Impact of SLUSA on State Law Claims
The court addressed the implications of the Securities Litigation Uniform Standards Act (SLUSA) on the plaintiffs' state law claims, determining that these claims were preempted. The court clarified that SLUSA was designed to prevent plaintiffs from circumventing federal securities regulations by bringing related state law claims in the context of securities fraud. Since the plaintiffs’ actions were consolidated with a broader class action involving securities fraud allegations, the court held that this met the criteria for being classified as a “covered class action” under SLUSA. Consequently, the plaintiffs' state law claims against FNMA and its executives were dismissed. However, the court noted that state law claims against certain underwriters who were not part of the class action could potentially proceed, as SLUSA's preemption did not apply to those defendants. This decision underscored the court's commitment to maintaining the integrity of federal securities laws while also recognizing the limitations imposed by SLUSA on state law claims.
Conclusion of the Court's Reasoning
In conclusion, the court's reasoning reflected a careful balancing of the need to protect investors with the requirement for plaintiffs to meet stringent legal standards when alleging securities fraud. The court allowed certain claims related to FNMA's disclosures about subprime and Alt-A loan exposures and risk management controls to proceed, based on the plaintiffs' detailed allegations and the relevance of those claims to investor decision-making.
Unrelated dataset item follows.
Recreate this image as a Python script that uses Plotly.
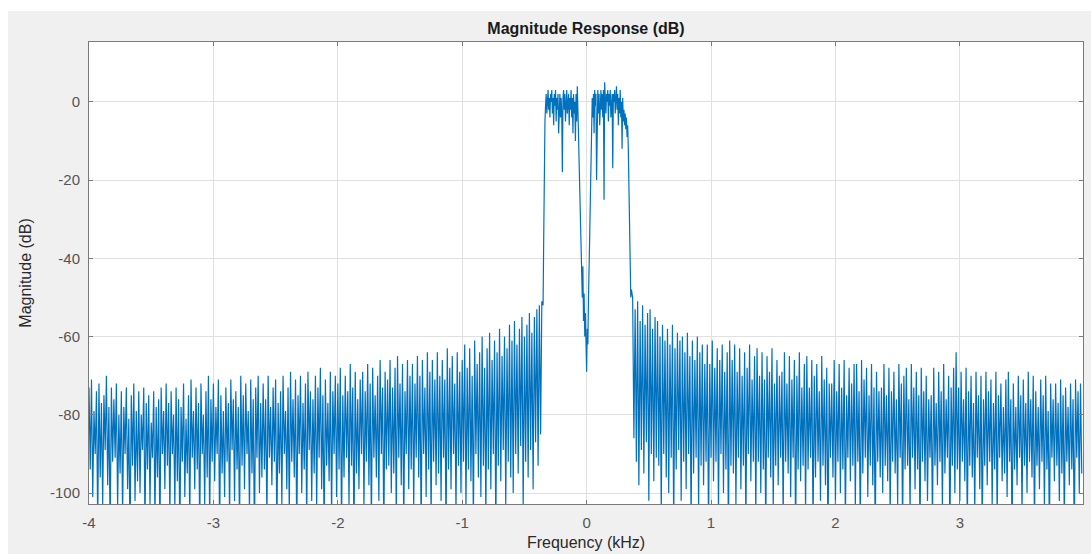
import numpy as np
import plotly.graph_objects as go

# Frequency grids (kHz) for the three segments of the response
stop_left_start, stop_left_step = -4.00, 0.01
pass_start, pass_step = -0.35, 0.005
stop_right_start, stop_right_step = 0.37, 0.01

# Magnitude (dB), read/
stop_left_db = [
    -73, -94, -71, -101, -79, -90, -74, -108, -72, -96, -77, -103, -75, -89, -70, -98, -78, -110, -73, -92,
    -76, -91, -72, -104, -80, -95, -74, -106, -78, -90, -73, -99, -81, -112, -75, -93, -72, -102, -79, -97,
    -74, -100, -80, -89, -73, -109, -77, -94, -75, -103, -82, -91, -74, -107, -78, -96, -76, -111, -73, -90,
    -79, -99, -72, -93, -77, -106, -74, -90, -80, -104, -73, -97, -76, -112, -78, -92, -72, -101, -81, -95,
    -75, -108, -71, -91, -79, -99, -73, -94, -77, -110, -72, -90, -80, -103, -74, -96, -70, -107, -76, -92,
    -72, -97, -78, -90, -71, -111, -75, -95, -79, -101, -73, -92, -77, -106, -71, -89, -76, -102, -74, -94,
    -78, -109, -70, -93, -75, -99, -72, -90, -79, -105, -71, -95, -76, -112, -73, -91, -70, -100, -77, -96,
    -72, -94, -76, -107, -70, -91, -78, -98, -73, -92, -71, -110, -77, -95, -74, -103, -70, -90, -79, -99,
    -73, -105, -69, -92, -76, -96, -71, -111, -75, -90, -70, -100, -77, -94, -72, -108, -69, -89, -74, -102,
    -76, -95, -70, -104, -73, -91, -68, -99, -75, -110, -71, -93, -77, -97, -69, -106, -74, -90, -70, -101,
    -72, -94, -68, -109, -75, -96, -70, -91, -74, -103, -67, -93, -73, -112, -69, -95, -76, -99, -71, -90,
    -69, -104, -74, -92, -67, -98, -72, -108, -68, -91, -75, -96, -70, -102, -66, -90, -73, -111, -69, -94,
    -71, -93, -66, -100, -73, -95, -68, -106, -65, -91, -72, -98, -67, -109, -74, -90, -66, -99, -70, -94,
    -67, -104, -72, -91, -65, -96, -70, -110, -66, -90, -73, -101, -64, -94, -69, -107, -66, -92, -71, -98,
    -64, -95, -70, -102, -66, -91, -71, -111, -63, -94, -68, -99, -65, -90, -72, -105, -64, -93, -69, -100,
    -66, -92, -62, -104, -68, -94, -63, -97, -70, -108, -61, -90, -67, -96, -64, -101, -60, -93, -68, -106,
    -63, -94, -59, -99, -66, -90, -61, -110, -64, -93, -58, -97, -65, -89, -60, -103, -63, -92, -57, -96,
    -61, -100, -56, -90, -62, -95, -58, -88, -55, -104, -60, -92, -57, -96, -54, -89, -59, -99, -55, -87,
    -53, -93, -52, -85, -51,
]

pass_db = [
    -52, -35, -15, -5, -1, 2, -3, 1, 3, -2,
    1, -4, 2, 0, 3, -3, 1, -6, 2, -1,
    3, -5, 1, -2, 2, -8, 0, 2, -4, 1,
    -3, -18, 1, 3, -2, 2, -5, 1, 3, -3,
    0, 2, -6, 1, -2, 3, -4, 1, -8, 2,
    -3, 0, -10, 2, -5, 4, -2, -9, -16, -24,
    -30, -38, -45, -50, -42, -56, -49, -60, -54, -66,
    -69, -58, -62, -50, -45, -34, -25, -14, -6, 1,
    -4, 2, -8, 3, -1, 2, -20, 1, 3, -3,
    2, -6, 1, 3, -2, 2, -4, 3, -25, 5,
    1, -3, 2, 0, 3, -5, 2, -1, 3, -4,
    1, 2, -17, 2, 0, 3, -3, 1, 4, -2,
    2, -6, 1, -3, 3, -4, 0, -12, 1, -5,
    -2, -6, -3, -7, -4, -9, -6, -12, -20, -33,
    -45, -50, -48,
]

stop_right_db = [
    -50, -86, -53, -92, -51, -98, -56, -89, -52, -95, -57, -87, -54, -102, -53, -90, -58, -97, -55, -91,
    -56, -93, -60, -106, -57, -90, -61, -96, -58, -100, -62, -91, -57, -109, -63, -94, -59, -89, -61, -102,
    -60, -92, -64, -99, -59, -90, -65, -108, -61, -95, -66, -91, -60, -104, -64, -93, -62, -98, -67, -92,
    -62, -110, -67, -91, -61, -97, -68, -92, -63, -105, -66, -90, -62, -100, -69, -94, -64, -112, -61, -93,
    -66, -95, -62, -103, -69, -91, -63, -99, -70, -93, -64, -109, -68, -90, -62, -97, -71, -92, -65, -106,
    -63, -92, -70, -100, -64, -94, -71, -111, -65, -91, -69, -96, -63, -104, -72, -93, -66, -98, -70, -91,
    -69, -107, -64, -92, -72, -95, -65, -101, -71, -91, -66, -112, -70, -94, -64, -97, -73, -93, -67, -105,
    -65, -94, -73, -91, -66, -109, -70, -96, -67, -92, -74, -102, -65, -93, -71, -98, -68, -113, -72, -91,
    -72, -96, -66, -103, -74, -92, -67, -100, -73, -94, -66, -108, -75, -91, -68, -97, -72, -93, -67, -104,
    -67, -92, -74, -110, -66, -95, -71, -91, -68, -101, -75, -93, -67, -98, -73, -112, -69, -92, -74, -96,
    -73, -100, -67, -93, -75, -97, -68, -106, -74, -92, -69, -95, -76, -103, -67, -91, -72, -109, -70, -94,
    -68, -93, -76, -105, -67, -91, -73, -99, -69, -94, -75, -111, -68, -92, -74, -97, -70, -102, -76, -91,
    -75, -108, -68, -93, -77, -98, -69, -92, -74, -104, -67, -95, -76, -91, -70, -112, -73, -93, -68, -100,
    -64, -94, -73, -102, -69, -92, -76, -97, -68, -109, -74, -93, -70, -96, -77, -105, -69, -91, -75, -99,
    -70, -110, -76, -93, -69, -98, -74, -92, -71, -103, -77, -94, -69, -107, -75, -91, -72, -97, -78, -95,
    -71, -101, -69, -92, -76, -112, -72, -94, -78, -98, -70, -91, -75, -105, -71, -93, -77, -100, -69, -92,
    -76, -96, -70, -109, -74, -93, -78, -99, -71, -92, -75, -104, -70, -94, -79, -111, -72, -91, -76, -97,
    -72, -93, -77, -102, -71, -95, -75, -108, -73, -92, -78, -98, -72, -94, -76, -113, -71, -91, -74, -100,
    -72, -95,
]

x_ticks = [-4, -3, -2, -1, 0, 1, 2, 3]
y_ticks = [0, -20, -40, -60, -80, -100]

f_left = np.round(stop_left_start + stop_left_step * np.arange(len(stop_left_db)), 4)
f_pass = np.round(pass_start + pass_step * np.arange(len(pass_db)), 4)
f_right = np.round(stop_right_start + stop_right_step * np.arange(len(stop_right_db)), 4)

freq = np.concatenate([f_left, f_pass, f_right])
mag = np.concatenate([stop_left_db, pass_db, stop_right_db])

fig = go.Figure()
fig.add_trace(go.Scatter(x=freq, y=mag, mode="lines",
                         line=dict(color="#0072BD", width=1.2), hoverinfo="x+y"))

W, H = 1091, 554
ml, mr, mt, mb = 89, 8, 42, 50
pw, ph = W - ml - mr, H - mt - mb

# white strips at the top and left of the (grey) figure
fig.add_shape(type="rect", xref="paper", yref="paper", layer="below",
              x0=-ml / pw, x1=1 + mr / pw, y0=1 + (mt - 11) / ph, y1=1 + mt / ph,
              fillcolor="white", line_width=0)
fig.add_shape(type="rect", xref="paper", yref="paper", layer="below",
              x0=-ml / pw, x1=-(ml - 8) / pw, y0=-mb / ph, y1=1 + mt / ph,
              fillcolor="white", line_width=0)

FONT = "Liberation Sans, Arial"
axis_common = dict(showline=True, linecolor="#7a7a7a", linewidth=1, mirror="allticks",
                   ticks="inside", ticklen=4, tickcolor="#7a7a7a",
                   showgrid=True, gridcolor="#e0e0e0", gridwidth=1, zeroline=False,
                   automargin=False,
                   tickfont=dict(family=FONT, size=15, color="#555555"))

fig.update_xaxes(range=[-4, 3.99], tickvals=x_ticks, ticktext=[str(t) for t in x_ticks],
                 ticklabelstandoff=5,
                 title=dict(text="Frequency (kHz)", standoff=6,
                            font=dict(family=FONT, size=16, color="#2a2a2a")),
                 **axis_common)
fig.update_yaxes(range=[-102.8, 15.3], tickvals=y_ticks, ticktext=[str(t) for t in y_ticks],
                 ticklabelstandoff=5,
                 title=dict(text="Magnitude (dB)", standoff=14,
                            font=dict(family=FONT, size=16, color="#2a2a2a")),
                 **axis_common)

fig.update_layout(
    width=W, height=H,
    margin=dict(l=ml, r=mr, t=mt, b=mb),
    paper_bgcolor="#f0f0f0", plot_bgcolor="white",
    showlegend=False,
    title=dict(text="<b>Magnitude Response (dB)</b>", x=(ml + pw / 2) / W, xanchor="center",
               y=1 - 28 / H, yanchor="middle",
               font=dict(family=FONT, size=16, color="#1a1a1a")),
)

fig.write_html("out.html")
Conversely, claims regarding FNMA's core capital financials were dismissed due to insufficient factual support, emphasizing the necessity for plaintiffs to provide a clear connection between alleged misstatements and financial losses. Additionally, the court's application of SLUSA highlighted the complexities of navigating both federal and state securities laws, ensuring that the regulatory framework was upheld while allowing legitimate claims to advance. Overall, the court's decision set a precedent for the treatment of similar securities fraud claims in the future, reinforcing the importance of accurate disclosures in the securities market.